THE “CARRIER” VOTE AND THE TRUTH ABOUT JOBS
Among the many surprising twists during the GOP primaries was the fact that Trump not only won the GOP nomination, but locked it up early and essentially did so in the Indiana primary.
That was supposed to be Senator Cruz’s last stand. But in hindsight, the conventional rightwing senator from Texas ended up getting blown away by the “Carrier” vote. United Technology’s plan to move its air conditioner factory to Mexico became Donald Trump’s whipping boy, and the metaphor had deep resonance.
And for good reason. Since the year 2000, the United States has lost 5 million of its highest paying full-time jobs in the goods producing economy—that is, energy and mining, construction and manufacturing. Indiana was just Flyover America writ large.
At the turn of the century, there were 24.7 million goods-producing jobs, but then a devastating counter-cycle began. After the 2002–2007 Greenspan housing boom there were only 22 million such jobs, marking a 11% decline in the midst of what was claimed by the mainstream media to be an awesome “Goldilocks” business cycle expansion.
And then it got still worse.
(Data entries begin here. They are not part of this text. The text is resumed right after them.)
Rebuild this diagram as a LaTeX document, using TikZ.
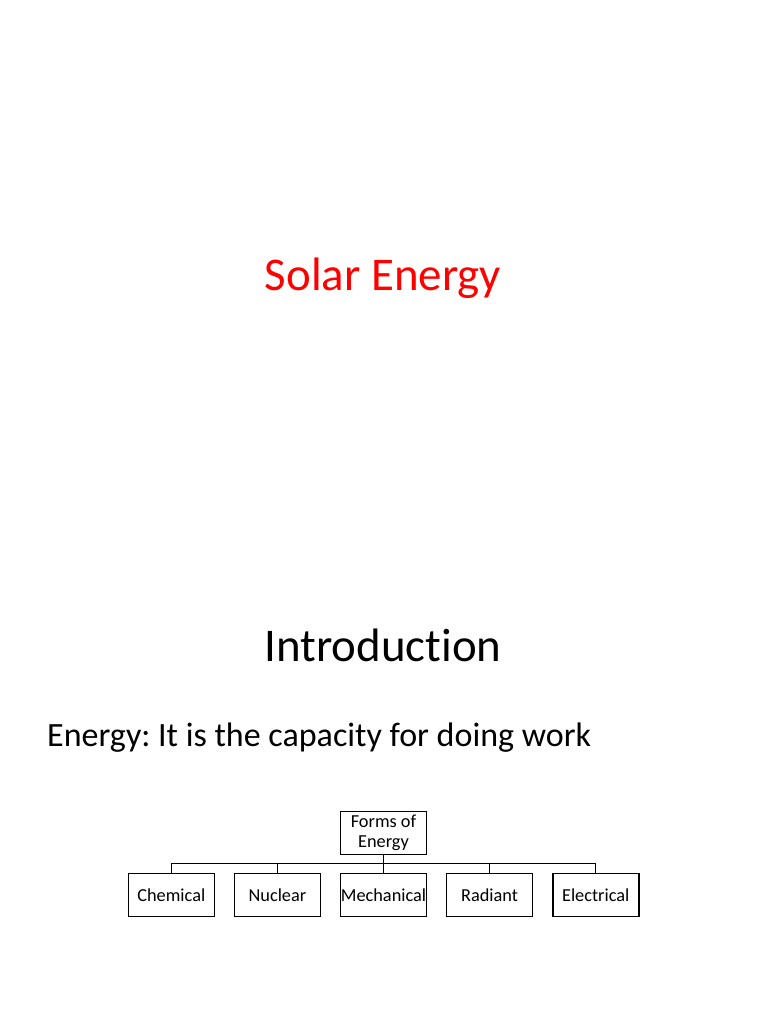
\documentclass[tikz,border=0pt]{standalone}
\usepackage{fontspec}
\setmainfont{Carlito}[Ligatures={NoCommon}]
\usepackage{tikz}
\usetikzlibrary{positioning}
\definecolor{slideRed}{HTML}{FF0000}
\frenchspacing
\tikzset{
  slide title/.style={font=\fontsize{46.9}{56}\selectfont,inner sep=0pt,anchor=base},
  slide text/.style={font=\fontsize{34}{41}\selectfont,inner sep=0pt,anchor=base west},
  form box/.style={draw=black,line width=1.6pt,fill=white,minimum width=86pt,
    minimum height=43pt,inner sep=0pt,align=center,
    font=\fontsize{18.3}{20}\selectfont},
  tree line/.style={draw=black,line width=1.3pt}
}
\begin{document}
\begin{tikzpicture}[x=1pt,y=-1pt,node distance=18.5pt]
\useasboundingbox[fill=white] (0,0) rectangle (768,1024);
\node[slide title,text=slideRed] (title) at (383,290) {Solar Energy};
\node[slide title] (intro) at (383,661) {Introduction};
\node[slide text] (def) at (47,746) {Energy: It is the capacity for doing work};
\node[form box] (forms) at (383.5,833) {Forms of\\Energy};
\node[form box] (mech) at (383.5,895) {Mechanical};
\node[form box,left=of mech] (nucl) {Nuclear};
\node[form box,left=of nucl] (chem) {Chemical};
\node[form box,right=of mech] (rad) {Radiant};
\node[form box,right=of rad] (elec) {Electrical};
\foreach \c in {chem,nucl,mech,rad,elec}
  \draw[tree line] (forms.south) -- ++(0,-8pt) -| (\c.north);
\end{tikzpicture}
\end{document}
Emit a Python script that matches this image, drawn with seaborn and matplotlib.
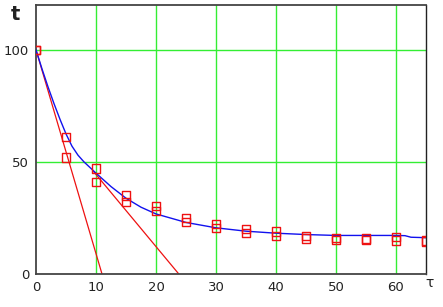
import matplotlib
matplotlib.use("Agg")
import matplotlib.pyplot as plt
import seaborn as sns
import pandas as pd

# measured data (two series of markers)
tau_pts = [0, 5, 10, 15, 20, 25, 30, 35, 40, 45, 50, 55, 60, 65]
t_upper = [100, 61, 47, 35, 30.4, 25.1, 22.3, 20.1, 18.9, 17.1, 16.2, 15.9, 16.5, 14.9]
t_lower = [100, 52, 41, 32, 28.1, 23.3, 20.4, 18.2, 17.0, 15.9, 15.2, 15.2, 14.9, 14.5]

# fitted curve (blue)
tau_fit = [0, 1, 2, 3, 4, 5, 6, 7, 8, 9, 10, 12.5, 15, 17.5, 20, 25, 30, 35, 40, 45, 50, 55, 60, 61.5, 62.5, 65]
t_fit = [100, 91.5, 83.5, 76, 69, 62.5, 57, 53, 50, 47.5, 45, 39, 33.8, 29.8, 26.8, 23, 20.6, 19.1, 18.2, 17.6, 17.2, 17.2, 17.2, 17.1, 16.4, 16.2]

# tangent lines (red)
tan1_tau = [0, 11]
tan1_t = [100, 0]
tan2_tau = [9.6, 23.8]
tan2_t = [45.7, 0]

x_ticks = [0, 10, 20, 30, 40, 50, 60]
y_ticks = [0, 50, 100]

sns.set_style("white")
plt.rcParams['font.family'] = ['DejaVu Sans']

fig = plt.figure(figsize=(4.43, 3.07), dpi=100)
ax = fig.add_axes([36/443, 1-274/307, 390/443, 269/307])

for v in x_ticks[1:]:
    ax.axvline(v, color="#33ee33", lw=1.0, zorder=0)
for v in y_ticks[1:]:
    ax.axhline(v, color="#33ee33", lw=1.0, zorder=0)

sns.lineplot(x=tan1_tau, y=tan1_t, ax=ax, color="#ee1111", lw=0.9, zorder=2)
sns.lineplot(x=tan2_tau, y=tan2_t, ax=ax, color="#ee1111", lw=0.9, zorder=2)
sns.lineplot(x=tau_fit, y=t_fit, ax=ax, color="#1111ee", lw=1.0, zorder=3)

df = pd.DataFrame({"tau": tau_pts * 2, "t": t_upper + t_lower})
sns.scatterplot(data=df, x="tau", y="t", ax=ax, marker="s", s=36,
                facecolors="none", edgecolor="#ee1111", linewidth=1.0, zorder=4)

ax.set_xlim(0, 65)
ax.set_ylim(0, 120)
ax.set_xticks(x_ticks)
ax.set_yticks(y_ticks)
ax.tick_params(length=0, labelsize=9.5, pad=5, colors="#222222")
ax.set_xlabel("")
ax.set_ylabel("")
for s in ax.spines.values():
    s.set_color("#444444")
    s.set_linewidth(1.3)
ax.spines["right"].set_color("#222222")
ax.spines["right"].set_linewidth(1.0)

fig.text(15/443, 1-14/307, "t", fontsize=14, fontweight="bold", ha="center", va="center", color="#222222")
fig.text(429/443, 1-283/307, "τ", fontsize=10, ha="center", va="center", color="#222222")

fig.savefig("out.png", dpi=100)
Notwithstanding endless crowing by the White House and Fed about a huge jobs recovery, there were only 19.6 million goods-producing jobs in June 2016. That amounted to another 11% decline in the midst of what the Washington and Wall Street elite claim to be a solid recovery.
In all, that’s a 21% shrinkage since the turn of the century. Yet since the fount of productivity and efficiency gains in any economy is goods production, it is not surprising that U.S. productivity growth has nearly ground to a halt.